Question

Which of the following statements are true for a divergent series:
(a) The infinite sequence of the partial sums of the series does not have a finite limit.
(b) 2 + 4 + 6 + 8 + ….
(c) Both (a) and (b) are correct.
(d) Only (a) is correct.

Answer 1

Hint: First of all, we will define what is a divergent series and see some examples to understand it better. Then we will check whether the given series complies with our definition or not. And thus, we find the answer to this question.

Complete step-by-step answer:
To understand divergent series better, let us first define convergent series.
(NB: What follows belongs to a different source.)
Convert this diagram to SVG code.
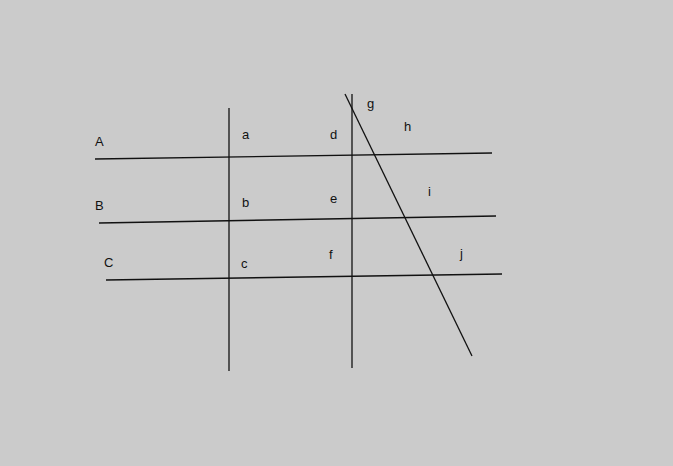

The definition of divergent series is opposite to that of convergent series.
If a series converges, the individual terms of the series must approach zero. This means, the series must become smaller and smaller as we move forward in the series.
Examples of convergent series are $1+\dfrac{1}{2}+\dfrac{1}{4}+\dfrac{1}{8}+....$
In this series, as we go forward, the number gets more and more divided by 2. So, we can say that the sum of this series approaches 0. In fact, the above series is an infinite Geometric Progression (GP).
So, as the divergent series is opposite to convergent series, in a divergent series, the sum will approach $\infty $ or $-\infty $. Thus, the series does not have a finite limit.
Examples of divergent series are 1 + 2 + 3 + 4 + ….,
Therefore, we can say that a divergent series is an infinite sequence of the partial sums of the series that does not have a finite limit.
Hence, option (a) verifies.
Now, we will see option (b).
The given series is 2 + 4 + 6 + 8 +…..
As we can see, it is a sequence of partial sums. As we move forward, the number becomes bigger and bigger and hence approaches $\infty $.
Thus, we can say that the given series 2 + 4 + 6 + 8… is a divergent series.
Thus, option (b) also verifies.
So, the correct answer is “Option C”.

Note: The conditions for convergent series described above are not compulsorily true for all converging series. i.e. not all series whose sum approaches 0 are converging series. The harmonic series is a diverging series, even though its sum approaches zero.